The Garden Comes to Life

It’s been a busy month in the garden. Two posts ago I talked about the dog memorial garden we put in, which is now starting to fill in.

We’ve also been rejuvenating our two front gardens (driveway and patio—so named because one is beside the driveway and the other—across from it—was originally meant to be a patio). They had stagnated in the time since we first planted them five or six years ago. The driveway garden was bogged down with bugleweed and dianthus, which crowded out the existing plants who were no match for the bugleweed’s onslaught. The garden had no vertical shape except for a red maple at the end of the bed, surrounded by dunes of matted groundcover.

The patio garden had run out of nutrients; the soil was dry and almost hydrophobic. The bee balms were stunted and the daisies less than prolific. Some plants like the blue oat grass were dying. Last year we had top-dressed both gardens with sea soil, a high nutrient amendment with salmon and mulch in it. But it needed more. Plus there were some bully knautia plants in the patio garden, which bloomed nicely but when they hit a foot tall they fell open in a radial pattern and crushed any surrounding plants. There was also some lavender that we hadn’t pruned properly so it was crowding out a rhododendron in the corner of the garden.

The patio garden

We moved a Korean dogwood from a too-sunny spot to a more shaded spot at the edge of the patio garden, and while at first it wasn’t happy, it settled in and bloomed nicely. But that was just part of the garden renovation. I was in Ottawa visiting my mom when D started the great garden reconstruction of 2026.

First he dug out all the bugleweed and dianthus. Then he dug out the knautia, some of the grasses, and the lavender. He planted a bunch of bee balm we’d got from a backyard gardener, and moved a few of the existing plants around.

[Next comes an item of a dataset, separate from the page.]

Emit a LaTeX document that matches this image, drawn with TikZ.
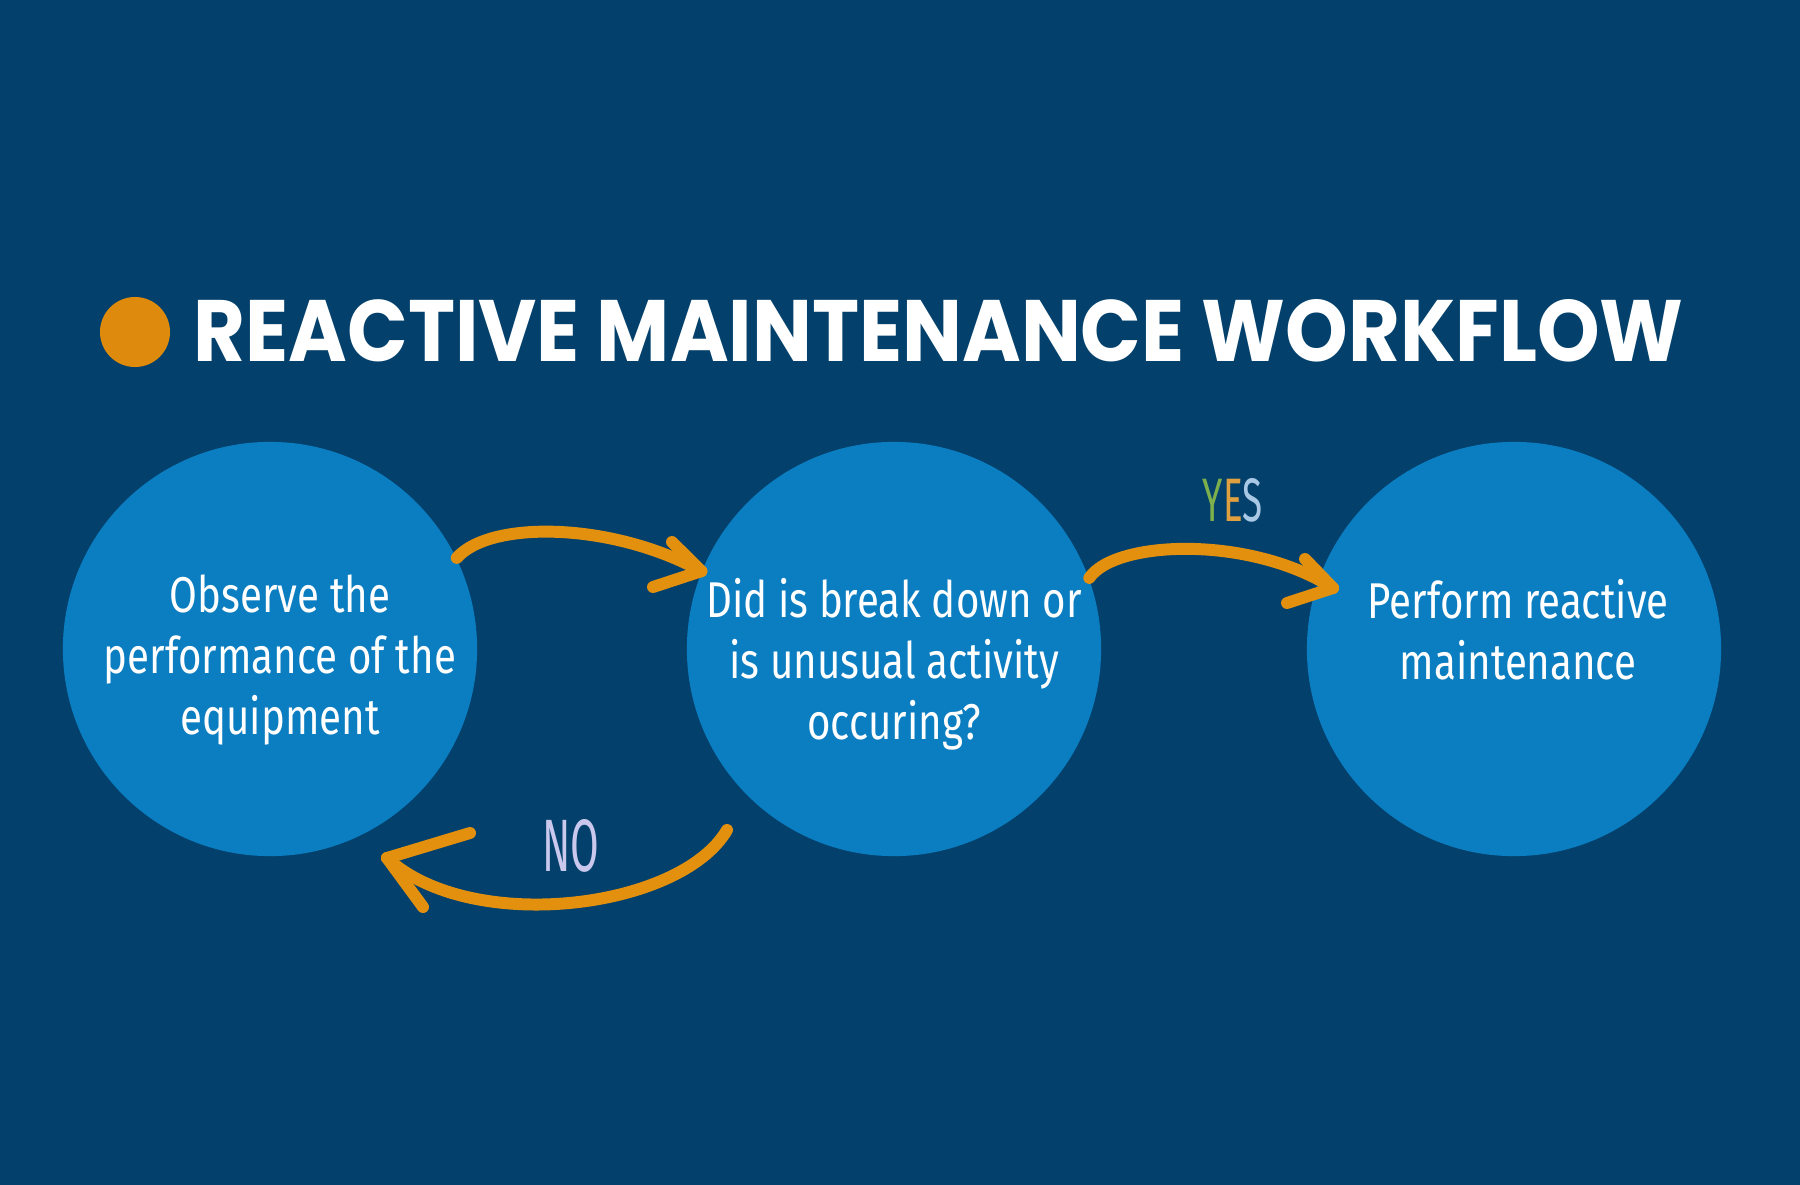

When I got home we went shopping and got a whole bunch of new perennials to fill the now-empty gardens (especially the driveway garden). We even got milkweed! Which I’m so excited about but I don’t think it will mature until next year. Then maybe we’ll get some butterflies! We also got sea holly, a deep blue spiky flower with thistle-like leaves and a ruff around the flower like some kind of torture device. They’re like thistles, but more polite. We got a hibiscus bush to put in the middle of the driveway garden; hopefully the azalea next to it will recover from being moved (and pruned) for both of them to make a good show next summer. D planted blanket flower and Echinacea and all sorts of new flowering plants. Each in its own hole in the ground enriched with sea soil.

Right now the driveway garden looks a bit odd, with plants here and there and spaces in between. It’s not as bad in the patio garden because we already had a number of plants in there. But it’s particularly obvious in the driveway garden where we had to remove all the groundcover.

The driveway garden

The next step is to run soaker hoses through each garden and top-dress everything with sea soil, then see how it all grows over summer. One of the reasons we focused on these gardens was that watering all of them used too much water and took a lot of time. We’re focusing on the gardens we can see and enjoy from our small front deck, rather than keeping up with the lower perennial border.

We’re already seeing the fruits of our labours. There was a moth on the white mock orange blossoms in the memorial garden, and a bee of some type on the orange globules of one of the buddleias. A gorgeous pale yellow and black butterfly flittered around one of the rhododendrons in the patio garden for a few minutes, while a bee was busy throwing themselves into the rhodo flowers, emerging coated in pollen. I was watering the perennial grass in the memorial garden and a garter snake slithered out—I had disturbed their basking spot. The hummingbirds have been whizzing across the yard; one of them tested out our fuchsia hanging baskets.

Hanging baskets of fuchsias that the hummingbirds like.

At night we still hear the frog chorus, sometimes overlain by the hooting of the barred owl. I’ve seen cats out hunting in the back-40—there are four cats in our area and they apparently don’t get along (D has heard the catfights). I’m happy to have cats to kill the rats (who made their way into our garden shed again), but I also know they kill songbirds. We have so many more songbirds than since we moved here and created habitat for them, so any time one dies it’s a tragedy. We haven’t seen any carcasses, but who knows where cats hide them. Or if they take their kills home with them. I wish they would just stick to rats and rabbits.

It’s been a busy time at Stonehill Acres (unofficial name lol), and we are eagerly awaiting the filling in of the garden as the summer progresses.